2. **Use the variance formula:** The variance tells us how spread out the data is. For a lognormal distribution, the variance is $Var[X] = (e^{\omega^2} - 1)e^{2\theta + \omega^2}$.
Let's plug in our values: $\theta = 0.5$ and $\omega^2 = 1$.
$Var[X] = (e^1 - 1)e^{2(0.5) + 1} = (e - 1)e^{1+1} = (e - 1)e^2$.
Using our calculated mean, we can also write $Var[X] = (e^{\omega^2} - 1)(E[X])^2 = (e^1 - 1) (e)^2 = (e-1)e^2$.
$e \approx 2.71828$.
$e^2 \approx 7.38906$.
$e^3 \approx 20.0855$.
So, $Var[X] = e^3 - e^2 \approx 20.0855 - 7.38906 = 12.69644$.

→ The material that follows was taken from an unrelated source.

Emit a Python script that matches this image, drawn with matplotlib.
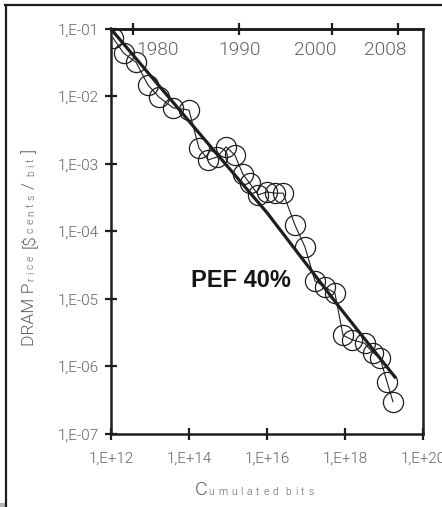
import numpy as np
import matplotlib
matplotlib.use("Agg")
import matplotlib.pyplot as plt
from matplotlib.ticker import FixedLocator, NullLocator, FuncFormatter
from matplotlib.transforms import IdentityTransform
from matplotlib.lines import Line2D
from matplotlib.patches import Rectangle

# cumulated bits shipped vs DRAM price per bit
bits = [1.12e12, 2.1e12, 4.4e12, 8.9e12, 1.7e13, 3.9e13, 1.0e14, 1.8e14,
        3.1e14, 5.2e14, 8.9e14, 1.5e15, 2.4e15, 3.6e15, 5.9e15, 1.0e16,
        1.6e16, 2.6e16, 5.2e16, 9.4e16, 1.7e17, 3.1e17, 5.5e17, 8.9e17,
        1.5e18, 3.2e18, 5.2e18, 7.9e18, 1.2e19, 1.7e19]
price = [7.4e-2, 4.4e-2, 3.2e-2, 1.48e-2, 9.8e-3, 6.8e-3, 6.3e-3, 1.73e-3,
         1.15e-3, 1.27e-3, 1.79e-3, 1.36e-3, 7.1e-4, 5.2e-4, 3.5e-4, 3.85e-4,
         3.7e-4, 3.7e-4, 1.25e-4, 5.9e-5, 1.85e-5, 1.5e-5, 1.23e-5, 2.9e-6,
         2.5e-6, 2.2e-6, 1.6e-6, 1.34e-6, 5.9e-7, 3.0e-7]

# experience curve (PEF 40%)
fit_bits = [1.0e12, 1.58e14, 1.0e16, 7.4e17, 1.9e19]
fit_price = [1.0e-1, 3.16e-3, 1.9e-4, 7.4e-6, 7.0e-7]

# calendar years on the top axis
years = ["1980", "1990", "2000", "2008"]
year_tick_bits = [3.6e12, 1.9e15, 4.7e17, 2.3e19]
year_label_bits = [1.6e13, 2.0e15, 1.7e17, 1.1e19]

x_ticks = [1e12, 1e14, 1e16, 1e18, 1e20]
y_ticks = [1e-7, 1e-6, 1e-5, 1e-4, 1e-3, 1e-2, 1e-1]

INK = "#1e1e1e"
GREY = "#606060"
FONT = ["Roboto", "DejaVu Sans"]
WEIGHT = 300

fig = plt.figure(figsize=(4.42, 5.07), dpi=100)
ax = fig.add_axes([0.2511, 0.144, 0.7059, 0.7988])
ax.set_xscale("log")
ax.set_yscale("log")
ax.set_xlim(1e12, 1e20)
ax.set_ylim(1e-7, 1e-1)

ax.plot(bits, price, color=INK, lw=0.8, marker="o", ms=14.5,
        mfc="none", mec=INK, mew=0.9, zorder=3)
ax.plot(fit_bits, fit_price, color=INK, lw=2.3, zorder=4, clip_on=False)

sci = FuncFormatter(lambda v, p: "1,E{:+03d}".format(int(round(np.log10(v)))))
ax.xaxis.set_major_locator(FixedLocator(x_ticks))
ax.yaxis.set_major_locator(FixedLocator(y_ticks))
ax.xaxis.set_minor_locator(NullLocator())
ax.yaxis.set_minor_locator(NullLocator())
ax.xaxis.set_major_formatter(sci)
ax.yaxis.set_major_formatter(sci)
ax.tick_params(direction="inout", length=8, width=1.6, colors=INK,
               labelcolor=GREY, labelsize=11)
ax.tick_params(axis="x", pad=9)
ax.tick_params(axis="y", pad=4.5)
for lab in ax.get_xticklabels() + ax.get_yticklabels():
    lab.set_family(FONT)
    lab.set_fontweight(WEIGHT)
for sp in ax.spines.values():
    sp.set_linewidth(1.8)
    sp.set_color(INK)

top = ax.secondary_xaxis("top")
top.xaxis.set_major_locator(FixedLocator(year_tick_bits))
top.xaxis.set_minor_locator(NullLocator())
top.set_xticklabels([])
top.tick_params(direction="inout", length=8, width=1.6, colors=INK)
top.spines["top"].set_linewidth(1.8)

for yr, xb in zip(years, year_label_bits):
    ax.text(xb, 0.948, yr, transform=ax.get_xaxis_transform(), ha="center",
            va="center", fontsize=13.8, color=GREY, family=FONT,
            fontweight=WEIGHT)

ax.text(0.417, 0.38, "PEF 40%", transform=ax.transAxes, ha="center",
        va="center", fontsize=17, fontweight="bold", family="Liberation Sans",
        color="#151515")


def spaced_label(x0, y0, pieces, vertical=False):
    """Mixed-size label: (text, size, tracking per char, gap after)."""
    r = fig.canvas.get_renderer()
    items = []
    pos = 0.0
    for txt, size, track, gap in pieces:
        chunks = list(txt) if track else [txt]
        for ch in chunks:
            t = fig.text(0, 0, ch, fontsize=size, color=GREY, family=FONT,
                         fontweight=WEIGHT, transform=IdentityTransform(),
                         ha="left", va="baseline", rotation_mode="anchor")
            w = t.get_window_extent(r).width
            items.append((t, pos))
            pos += w + track
        pos += gap - (track if track else 0)
    for t, off in items:
        if vertical:
            t.set_rotation(90)
            t.set_position((x0, y0 - pos / 2 + off))
        else:
            t.set_position((x0 - pos / 2 + off, y0))


spaced_label(254, 12, [("C", 14, 0, 1.5), ("umulated", 7.5, 3.9, 7),
                       ("bits", 7.5, 3.9, 0)])
spaced_label(34, 259, [("DRAM P", 12.5, 0, 1.5), ("rice", 7.5, 3.0, 7),
                       ("[\\$", 12.5, 0, 1.5), ("cents", 7.5, 3.4, 6),
                       ("/", 12.5, 0, 6), ("bit", 7.5, 3.0, 4),
                       ("]", 12.5, 0, 0)], vertical=True)

# page frame
fig.add_artist(Line2D([0.0136, 0.0136], [0.0, 0.990], transform=fig.transFigure,
                      color=INK, lw=1.6))
fig.add_artist(Line2D([0.0113, 1.0], [0.990, 0.990], transform=fig.transFigure,
                      color=INK, lw=1.6))
fig.add_artist(Rectangle((0, 0), 0.011, 0.008, transform=fig.transFigure,
                         color="#b4b4b4", lw=0))

fig.savefig("out.png", dpi=100)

3. **Calculate the standard deviation:** The standard deviation is just the square root of the variance.
$SD[X] = \sqrt{Var[X]} = \sqrt{12.69644} \approx **3.563 seconds**.

Alternative answer

Answer:
(a) The probability that a page is viewed for more than 10 seconds is approximately 0.0359 (or about 3.59%).
(b) 50% of the users have moved to another page by approximately 1.65 seconds.
(c) The mean (average) time is approximately 2.72 seconds, and the standard deviation is approximately 3.56 seconds. Explain
This is a question about a special kind of probability distribution called a **lognormal distribution**. It's used when the logarithm of a variable (like viewing time) follows a regular "bell curve" normal distribution. The problem gives us two important numbers for this lognormal distribution:
* $\theta = 0.5$ (this is like the average of the *logarithm* of the time)
* $\omega^{2} = 1$ (this tells us how spread out the *logarithm* of the time is, so $\omega = \sqrt{1} = 1$)

The solving step is:

**For part (a): Probability of viewing for more than 10 seconds**
1. First, we need to change the viewing time (10 seconds) into its natural logarithm. $\ln(10) \approx 2.30$.
2. Next, we find a "Z-score." This tells us how many "standard deviations" away our log-time (2.30) is from the average log-time ($\theta = 0.5$). The formula is:
Z-score = $(\ln(\text{time}) - \theta) / \omega$
Z = $(2.30 - 0.5) / 1 = 1.80$.
3. We want the chance that a page is viewed *more* than 10 seconds, which means the Z-score is *greater* than 1.80. We can look this up in a standard normal table (a common math tool!). A table tells us that the probability of a Z-score being less than or equal to 1.80 is about 0.9641. So, the probability of it being *greater* is:
P(Z > 1.80) = 1 - P(Z <= 1.80) = 1 - 0.9641 = 0.0359.
So, there's about a 3.59% chance.

**For part (b): Time when 50% of users have moved**
1. This asks for the "middle value" or "median" of the viewing times. For a lognormal distribution, there's a simple formula for the median:
Median = $e^\theta$ (where 'e' is a special math number, about 2.718).
2. Using our $\theta = 0.5$:
Median = $e^{0.5} = \sqrt{e} \approx 1.6487$.
So, half of the users have moved on after about 1.65 seconds.

**For part (c): Mean (average) and Standard Deviation of the time**
1. For the average (mean) viewing time, we use another special formula for lognormal distributions:
Mean = $e^{\theta + \omega^2/2}$
2. Plugging in our numbers ($\theta = 0.5$ and $\omega^2 = 1$):
Mean = $e^{0.5 + 1/2} = e^{0.5 + 0.5} = e^1 = e \approx 2.718$.
So, the average viewing time is about 2.72 seconds.
3. For the standard deviation (which tells us how spread out the times are), we first calculate the variance and then take its square root. The variance formula is:
Variance = $(e^{\omega^2} - 1)e^{2\theta + \omega^2}$
4. Plugging in our numbers:
Variance = $(e^1 - 1)e^{2(0.5) + 1} = (e - 1)e^{1+1} = (e - 1)e^2$.
Variance $\approx (2.718 - 1) \times (2.718)^2 \approx 1.718 \times 7.389 \approx 12.696$.
5. Standard Deviation = $\sqrt{\text{Variance}} = \sqrt{12.696} \approx 3.563$.
So, the standard deviation is about 3.56 seconds. This shows that viewing times can vary quite a bit from the average.